Written task.
Return only the lines running from the line that holds "Convert this chart to matplotlib code." to the line that holds "left_jun10 = [251, 14.5, 34.7, 79.3, 34.2]", including both.

______________________________

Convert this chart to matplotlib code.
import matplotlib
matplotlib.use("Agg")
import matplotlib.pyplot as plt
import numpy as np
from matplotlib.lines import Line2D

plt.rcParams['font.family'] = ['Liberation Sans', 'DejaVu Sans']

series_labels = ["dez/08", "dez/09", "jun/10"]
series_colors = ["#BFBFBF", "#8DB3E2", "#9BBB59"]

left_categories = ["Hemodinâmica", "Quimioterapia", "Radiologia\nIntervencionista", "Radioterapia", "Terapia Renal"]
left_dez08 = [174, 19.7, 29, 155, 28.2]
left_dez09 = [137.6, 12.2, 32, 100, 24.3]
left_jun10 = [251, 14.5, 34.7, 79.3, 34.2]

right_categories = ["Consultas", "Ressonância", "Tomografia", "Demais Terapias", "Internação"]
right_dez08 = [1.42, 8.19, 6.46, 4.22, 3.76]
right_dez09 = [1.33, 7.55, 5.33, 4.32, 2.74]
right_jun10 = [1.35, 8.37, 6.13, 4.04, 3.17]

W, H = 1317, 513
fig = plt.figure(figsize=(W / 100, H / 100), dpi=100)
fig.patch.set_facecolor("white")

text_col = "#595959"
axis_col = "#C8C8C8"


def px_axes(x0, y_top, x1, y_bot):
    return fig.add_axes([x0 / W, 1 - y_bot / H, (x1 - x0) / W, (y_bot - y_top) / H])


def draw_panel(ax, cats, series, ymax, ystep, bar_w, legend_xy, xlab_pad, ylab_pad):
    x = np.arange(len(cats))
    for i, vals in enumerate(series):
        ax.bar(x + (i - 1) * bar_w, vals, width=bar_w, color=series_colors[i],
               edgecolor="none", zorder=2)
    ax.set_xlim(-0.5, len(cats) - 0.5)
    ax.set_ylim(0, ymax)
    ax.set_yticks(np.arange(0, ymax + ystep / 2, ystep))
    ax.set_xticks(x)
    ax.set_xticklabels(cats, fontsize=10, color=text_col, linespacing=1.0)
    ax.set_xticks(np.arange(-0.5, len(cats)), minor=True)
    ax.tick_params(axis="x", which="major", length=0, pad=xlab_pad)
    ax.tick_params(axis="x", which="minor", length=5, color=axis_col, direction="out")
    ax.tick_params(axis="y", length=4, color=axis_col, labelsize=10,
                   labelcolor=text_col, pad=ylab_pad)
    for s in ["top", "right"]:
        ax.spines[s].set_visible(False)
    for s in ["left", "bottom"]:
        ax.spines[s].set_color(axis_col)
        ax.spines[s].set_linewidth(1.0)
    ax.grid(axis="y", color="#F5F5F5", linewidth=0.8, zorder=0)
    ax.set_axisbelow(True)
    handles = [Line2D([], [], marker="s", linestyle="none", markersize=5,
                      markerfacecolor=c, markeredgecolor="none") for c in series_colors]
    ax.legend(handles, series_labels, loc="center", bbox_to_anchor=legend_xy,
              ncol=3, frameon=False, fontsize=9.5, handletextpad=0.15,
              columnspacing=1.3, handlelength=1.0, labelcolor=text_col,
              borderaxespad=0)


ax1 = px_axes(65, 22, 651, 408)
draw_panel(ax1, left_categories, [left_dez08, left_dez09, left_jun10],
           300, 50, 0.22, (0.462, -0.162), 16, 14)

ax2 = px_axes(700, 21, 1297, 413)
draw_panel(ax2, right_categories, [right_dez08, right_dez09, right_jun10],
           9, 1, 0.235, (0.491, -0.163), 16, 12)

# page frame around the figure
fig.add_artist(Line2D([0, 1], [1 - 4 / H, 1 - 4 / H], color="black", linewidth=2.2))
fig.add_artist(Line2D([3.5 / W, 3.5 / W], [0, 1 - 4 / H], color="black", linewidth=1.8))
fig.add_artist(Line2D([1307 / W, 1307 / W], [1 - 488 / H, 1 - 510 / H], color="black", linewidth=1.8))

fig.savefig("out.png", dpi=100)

______________________________

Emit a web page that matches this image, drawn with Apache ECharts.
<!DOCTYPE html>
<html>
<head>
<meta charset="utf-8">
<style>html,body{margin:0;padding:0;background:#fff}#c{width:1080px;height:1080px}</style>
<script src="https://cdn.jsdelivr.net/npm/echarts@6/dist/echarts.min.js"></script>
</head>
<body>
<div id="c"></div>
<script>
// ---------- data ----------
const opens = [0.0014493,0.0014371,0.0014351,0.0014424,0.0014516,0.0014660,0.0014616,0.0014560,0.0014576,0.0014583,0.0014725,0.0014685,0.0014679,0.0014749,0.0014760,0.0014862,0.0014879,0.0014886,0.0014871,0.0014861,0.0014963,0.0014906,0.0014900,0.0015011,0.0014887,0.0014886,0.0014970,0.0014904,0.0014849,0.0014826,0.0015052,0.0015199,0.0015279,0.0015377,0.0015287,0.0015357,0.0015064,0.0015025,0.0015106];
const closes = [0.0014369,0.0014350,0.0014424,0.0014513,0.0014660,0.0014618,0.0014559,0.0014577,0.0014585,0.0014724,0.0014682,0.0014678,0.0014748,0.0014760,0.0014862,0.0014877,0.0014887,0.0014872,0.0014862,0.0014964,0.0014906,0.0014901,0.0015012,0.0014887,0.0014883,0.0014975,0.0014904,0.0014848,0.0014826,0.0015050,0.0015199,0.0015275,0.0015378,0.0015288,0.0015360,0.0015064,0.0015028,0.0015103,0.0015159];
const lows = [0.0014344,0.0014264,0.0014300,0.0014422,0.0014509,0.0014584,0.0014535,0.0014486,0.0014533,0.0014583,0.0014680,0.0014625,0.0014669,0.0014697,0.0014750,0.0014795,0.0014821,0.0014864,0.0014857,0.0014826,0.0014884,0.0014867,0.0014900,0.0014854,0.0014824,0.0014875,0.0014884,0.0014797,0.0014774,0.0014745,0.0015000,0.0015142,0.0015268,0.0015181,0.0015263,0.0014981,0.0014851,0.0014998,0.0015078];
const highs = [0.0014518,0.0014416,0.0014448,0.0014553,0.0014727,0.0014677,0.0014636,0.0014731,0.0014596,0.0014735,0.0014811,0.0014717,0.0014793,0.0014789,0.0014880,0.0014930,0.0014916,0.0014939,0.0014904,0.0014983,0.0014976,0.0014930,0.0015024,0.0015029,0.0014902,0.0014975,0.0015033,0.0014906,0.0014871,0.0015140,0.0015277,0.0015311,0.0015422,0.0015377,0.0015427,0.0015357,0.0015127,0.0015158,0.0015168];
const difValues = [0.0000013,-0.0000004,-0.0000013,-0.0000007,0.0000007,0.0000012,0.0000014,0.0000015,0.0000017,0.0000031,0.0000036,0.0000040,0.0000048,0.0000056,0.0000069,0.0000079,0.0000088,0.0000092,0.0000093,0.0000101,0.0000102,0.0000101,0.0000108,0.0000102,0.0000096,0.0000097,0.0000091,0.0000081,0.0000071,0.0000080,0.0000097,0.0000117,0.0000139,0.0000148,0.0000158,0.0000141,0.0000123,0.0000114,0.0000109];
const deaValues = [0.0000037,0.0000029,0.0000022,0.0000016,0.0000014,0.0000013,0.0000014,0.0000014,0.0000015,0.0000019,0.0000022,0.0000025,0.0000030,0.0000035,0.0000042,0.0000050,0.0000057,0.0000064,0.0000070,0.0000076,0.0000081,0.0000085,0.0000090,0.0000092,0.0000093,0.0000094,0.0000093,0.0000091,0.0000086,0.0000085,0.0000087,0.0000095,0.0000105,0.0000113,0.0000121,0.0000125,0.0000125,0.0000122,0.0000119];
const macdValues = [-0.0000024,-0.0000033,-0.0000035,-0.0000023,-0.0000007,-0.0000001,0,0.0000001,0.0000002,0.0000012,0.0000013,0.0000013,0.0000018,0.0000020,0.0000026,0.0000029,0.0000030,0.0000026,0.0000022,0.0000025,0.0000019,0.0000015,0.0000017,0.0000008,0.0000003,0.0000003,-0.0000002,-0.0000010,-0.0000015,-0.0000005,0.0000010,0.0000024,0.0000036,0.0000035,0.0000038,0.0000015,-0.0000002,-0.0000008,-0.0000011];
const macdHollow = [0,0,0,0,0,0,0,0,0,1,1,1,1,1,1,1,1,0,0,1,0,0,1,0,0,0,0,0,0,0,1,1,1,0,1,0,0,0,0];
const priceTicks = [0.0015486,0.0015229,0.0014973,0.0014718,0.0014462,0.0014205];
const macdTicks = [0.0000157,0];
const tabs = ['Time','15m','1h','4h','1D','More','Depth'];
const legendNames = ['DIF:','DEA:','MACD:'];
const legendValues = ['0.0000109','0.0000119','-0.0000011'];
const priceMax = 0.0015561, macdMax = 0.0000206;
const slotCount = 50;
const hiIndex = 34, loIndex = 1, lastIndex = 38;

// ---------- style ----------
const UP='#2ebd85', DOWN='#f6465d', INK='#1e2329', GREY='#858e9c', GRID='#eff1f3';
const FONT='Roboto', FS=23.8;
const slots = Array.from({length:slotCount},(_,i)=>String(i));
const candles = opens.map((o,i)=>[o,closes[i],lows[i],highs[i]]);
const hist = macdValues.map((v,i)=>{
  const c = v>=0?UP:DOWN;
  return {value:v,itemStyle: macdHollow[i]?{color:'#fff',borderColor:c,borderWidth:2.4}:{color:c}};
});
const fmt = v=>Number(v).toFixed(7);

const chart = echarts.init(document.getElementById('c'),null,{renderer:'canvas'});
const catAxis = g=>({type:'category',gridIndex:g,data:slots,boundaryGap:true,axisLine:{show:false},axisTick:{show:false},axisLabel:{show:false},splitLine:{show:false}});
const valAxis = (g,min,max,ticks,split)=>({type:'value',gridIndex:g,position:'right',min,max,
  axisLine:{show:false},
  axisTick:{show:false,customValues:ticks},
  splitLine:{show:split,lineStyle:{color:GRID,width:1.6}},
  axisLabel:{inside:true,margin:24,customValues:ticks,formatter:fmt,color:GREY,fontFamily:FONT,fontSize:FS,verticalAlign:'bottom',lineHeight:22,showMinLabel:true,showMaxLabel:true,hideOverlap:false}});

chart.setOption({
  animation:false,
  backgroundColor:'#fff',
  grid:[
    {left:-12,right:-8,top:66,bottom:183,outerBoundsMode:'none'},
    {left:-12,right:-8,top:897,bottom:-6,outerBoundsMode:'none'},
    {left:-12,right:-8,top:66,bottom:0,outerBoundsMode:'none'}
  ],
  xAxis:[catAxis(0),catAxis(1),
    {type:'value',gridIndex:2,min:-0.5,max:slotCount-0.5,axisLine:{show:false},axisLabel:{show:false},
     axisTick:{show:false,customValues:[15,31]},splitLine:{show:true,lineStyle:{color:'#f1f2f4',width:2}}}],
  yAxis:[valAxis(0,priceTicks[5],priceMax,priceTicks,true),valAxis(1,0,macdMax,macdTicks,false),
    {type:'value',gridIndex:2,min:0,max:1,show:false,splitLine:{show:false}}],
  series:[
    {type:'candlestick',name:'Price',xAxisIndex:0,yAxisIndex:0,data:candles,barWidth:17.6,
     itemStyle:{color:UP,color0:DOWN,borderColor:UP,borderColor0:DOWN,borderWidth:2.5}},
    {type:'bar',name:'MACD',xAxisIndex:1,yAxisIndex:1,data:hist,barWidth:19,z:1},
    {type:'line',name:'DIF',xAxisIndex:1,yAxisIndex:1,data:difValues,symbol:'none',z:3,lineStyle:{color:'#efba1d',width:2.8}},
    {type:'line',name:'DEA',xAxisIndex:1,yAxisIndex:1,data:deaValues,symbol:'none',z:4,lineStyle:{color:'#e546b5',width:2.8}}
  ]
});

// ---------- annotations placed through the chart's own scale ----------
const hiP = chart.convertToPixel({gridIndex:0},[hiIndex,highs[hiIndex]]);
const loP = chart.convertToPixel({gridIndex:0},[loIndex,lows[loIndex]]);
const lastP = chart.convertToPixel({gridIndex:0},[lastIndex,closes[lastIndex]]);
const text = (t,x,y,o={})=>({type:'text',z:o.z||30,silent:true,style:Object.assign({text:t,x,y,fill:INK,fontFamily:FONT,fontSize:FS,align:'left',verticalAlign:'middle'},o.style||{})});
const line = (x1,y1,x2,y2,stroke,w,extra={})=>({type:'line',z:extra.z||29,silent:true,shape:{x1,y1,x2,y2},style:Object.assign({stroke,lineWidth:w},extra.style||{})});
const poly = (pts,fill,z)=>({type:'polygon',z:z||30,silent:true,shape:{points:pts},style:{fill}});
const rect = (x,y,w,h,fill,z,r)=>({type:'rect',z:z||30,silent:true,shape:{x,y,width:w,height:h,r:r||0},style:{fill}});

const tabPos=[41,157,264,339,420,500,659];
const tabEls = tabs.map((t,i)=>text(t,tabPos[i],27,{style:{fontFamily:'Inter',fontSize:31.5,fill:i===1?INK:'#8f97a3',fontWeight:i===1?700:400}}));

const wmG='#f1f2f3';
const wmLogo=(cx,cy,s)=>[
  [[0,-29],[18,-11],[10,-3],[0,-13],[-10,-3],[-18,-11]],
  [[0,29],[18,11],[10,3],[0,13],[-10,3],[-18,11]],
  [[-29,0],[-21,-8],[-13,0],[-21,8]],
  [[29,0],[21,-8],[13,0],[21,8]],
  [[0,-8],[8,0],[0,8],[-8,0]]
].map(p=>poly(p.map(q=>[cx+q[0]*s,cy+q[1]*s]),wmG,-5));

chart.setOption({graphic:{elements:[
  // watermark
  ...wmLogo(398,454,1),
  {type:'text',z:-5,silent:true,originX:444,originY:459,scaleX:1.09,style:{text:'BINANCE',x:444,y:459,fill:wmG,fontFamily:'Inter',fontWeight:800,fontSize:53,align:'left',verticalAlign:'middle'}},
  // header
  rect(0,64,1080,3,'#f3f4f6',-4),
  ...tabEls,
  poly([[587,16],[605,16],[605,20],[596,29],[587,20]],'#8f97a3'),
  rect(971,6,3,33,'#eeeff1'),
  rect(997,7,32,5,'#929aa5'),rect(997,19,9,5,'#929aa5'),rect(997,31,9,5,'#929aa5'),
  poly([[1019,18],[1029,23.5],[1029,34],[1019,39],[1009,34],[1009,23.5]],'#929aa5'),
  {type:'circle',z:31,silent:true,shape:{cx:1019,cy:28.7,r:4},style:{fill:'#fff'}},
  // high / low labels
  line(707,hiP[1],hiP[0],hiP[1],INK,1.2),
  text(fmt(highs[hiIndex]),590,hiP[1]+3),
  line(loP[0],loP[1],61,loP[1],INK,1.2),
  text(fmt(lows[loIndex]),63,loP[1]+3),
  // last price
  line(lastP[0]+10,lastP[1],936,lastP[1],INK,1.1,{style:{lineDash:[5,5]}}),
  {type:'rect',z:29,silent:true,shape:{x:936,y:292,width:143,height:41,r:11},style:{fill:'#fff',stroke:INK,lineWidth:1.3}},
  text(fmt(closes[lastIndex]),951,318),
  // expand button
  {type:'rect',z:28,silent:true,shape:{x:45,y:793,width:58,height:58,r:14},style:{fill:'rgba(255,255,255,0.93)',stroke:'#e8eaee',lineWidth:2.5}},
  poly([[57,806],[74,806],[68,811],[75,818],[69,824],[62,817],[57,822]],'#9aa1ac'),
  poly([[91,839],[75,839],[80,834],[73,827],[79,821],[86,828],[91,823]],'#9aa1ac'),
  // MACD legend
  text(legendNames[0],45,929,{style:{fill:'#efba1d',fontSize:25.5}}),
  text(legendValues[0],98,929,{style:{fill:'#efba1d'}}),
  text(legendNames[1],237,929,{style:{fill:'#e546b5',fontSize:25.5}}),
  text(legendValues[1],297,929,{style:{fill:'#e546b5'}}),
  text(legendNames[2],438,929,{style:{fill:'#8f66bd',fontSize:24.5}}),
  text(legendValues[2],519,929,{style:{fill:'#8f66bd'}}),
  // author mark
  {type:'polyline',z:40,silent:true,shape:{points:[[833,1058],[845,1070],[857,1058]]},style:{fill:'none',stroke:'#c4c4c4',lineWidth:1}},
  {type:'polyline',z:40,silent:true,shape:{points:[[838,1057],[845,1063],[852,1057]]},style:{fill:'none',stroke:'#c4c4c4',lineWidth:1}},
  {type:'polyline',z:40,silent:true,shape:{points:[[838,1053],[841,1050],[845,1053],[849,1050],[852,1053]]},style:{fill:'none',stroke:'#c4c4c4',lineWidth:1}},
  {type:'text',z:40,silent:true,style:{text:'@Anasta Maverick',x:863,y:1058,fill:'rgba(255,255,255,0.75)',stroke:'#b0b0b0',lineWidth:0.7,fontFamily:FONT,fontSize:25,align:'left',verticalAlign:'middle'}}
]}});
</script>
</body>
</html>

______________________________

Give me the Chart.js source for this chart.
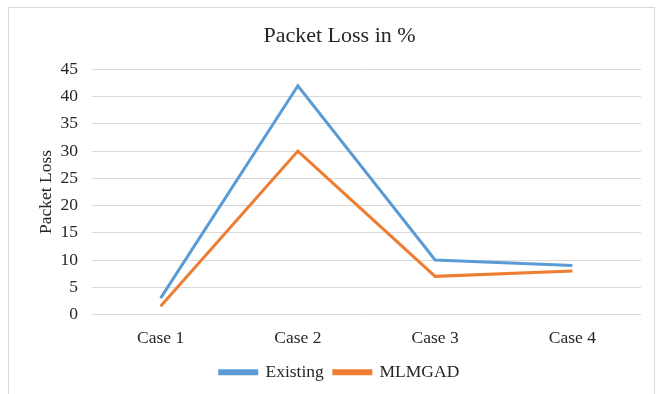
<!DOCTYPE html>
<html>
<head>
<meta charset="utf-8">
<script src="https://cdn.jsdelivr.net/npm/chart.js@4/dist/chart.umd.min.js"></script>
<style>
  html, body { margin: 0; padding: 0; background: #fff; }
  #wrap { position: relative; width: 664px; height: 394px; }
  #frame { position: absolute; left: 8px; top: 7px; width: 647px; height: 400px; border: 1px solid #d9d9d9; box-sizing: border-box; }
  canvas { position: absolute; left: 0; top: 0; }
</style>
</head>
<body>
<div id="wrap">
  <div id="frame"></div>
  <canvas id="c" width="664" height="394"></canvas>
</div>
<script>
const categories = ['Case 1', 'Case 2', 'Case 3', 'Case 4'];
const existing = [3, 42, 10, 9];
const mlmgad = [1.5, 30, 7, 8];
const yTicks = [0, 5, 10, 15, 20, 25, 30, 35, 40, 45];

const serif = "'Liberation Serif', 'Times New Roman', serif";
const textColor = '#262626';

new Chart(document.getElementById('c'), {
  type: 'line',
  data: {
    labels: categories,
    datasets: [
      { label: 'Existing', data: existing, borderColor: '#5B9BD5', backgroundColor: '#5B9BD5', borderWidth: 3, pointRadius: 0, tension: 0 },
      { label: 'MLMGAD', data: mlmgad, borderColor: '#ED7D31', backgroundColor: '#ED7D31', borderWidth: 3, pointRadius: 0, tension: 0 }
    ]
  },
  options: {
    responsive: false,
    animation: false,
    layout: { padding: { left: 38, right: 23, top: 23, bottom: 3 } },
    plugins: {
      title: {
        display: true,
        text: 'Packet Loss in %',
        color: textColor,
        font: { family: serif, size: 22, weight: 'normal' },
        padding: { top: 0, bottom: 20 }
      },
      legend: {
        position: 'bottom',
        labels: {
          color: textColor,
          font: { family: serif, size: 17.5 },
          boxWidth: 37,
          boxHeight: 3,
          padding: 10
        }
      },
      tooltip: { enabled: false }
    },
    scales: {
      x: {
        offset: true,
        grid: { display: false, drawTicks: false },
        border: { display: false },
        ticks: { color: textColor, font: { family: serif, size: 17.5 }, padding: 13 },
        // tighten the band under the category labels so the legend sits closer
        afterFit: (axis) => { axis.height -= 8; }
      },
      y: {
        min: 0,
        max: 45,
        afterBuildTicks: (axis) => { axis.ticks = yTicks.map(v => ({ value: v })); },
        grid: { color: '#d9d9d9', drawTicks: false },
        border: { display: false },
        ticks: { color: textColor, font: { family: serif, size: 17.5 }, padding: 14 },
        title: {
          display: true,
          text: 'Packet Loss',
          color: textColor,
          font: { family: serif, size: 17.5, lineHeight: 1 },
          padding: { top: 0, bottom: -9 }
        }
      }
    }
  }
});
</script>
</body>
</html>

______________________________

Reply.
Convert this chart to matplotlib code.
import matplotlib
matplotlib.use("Agg")
import matplotlib.pyplot as plt
import numpy as np
from matplotlib.lines import Line2D

plt.rcParams['font.family'] = ['Liberation Sans', 'DejaVu Sans']

series_labels = ["dez/08", "dez/09", "jun/10"]
series_colors = ["#BFBFBF", "#8DB3E2", "#9BBB59"]

left_categories = ["Hemodinâmica", "Quimioterapia", "Radiologia\nIntervencionista", "Radioterapia", "Terapia Renal"]
left_dez08 = [174, 19.7, 29, 155, 28.2]
left_dez09 = [137.6, 12.2, 32, 100, 24.3]
left_jun10 = [251, 14.5, 34.7, 79.3, 34.2]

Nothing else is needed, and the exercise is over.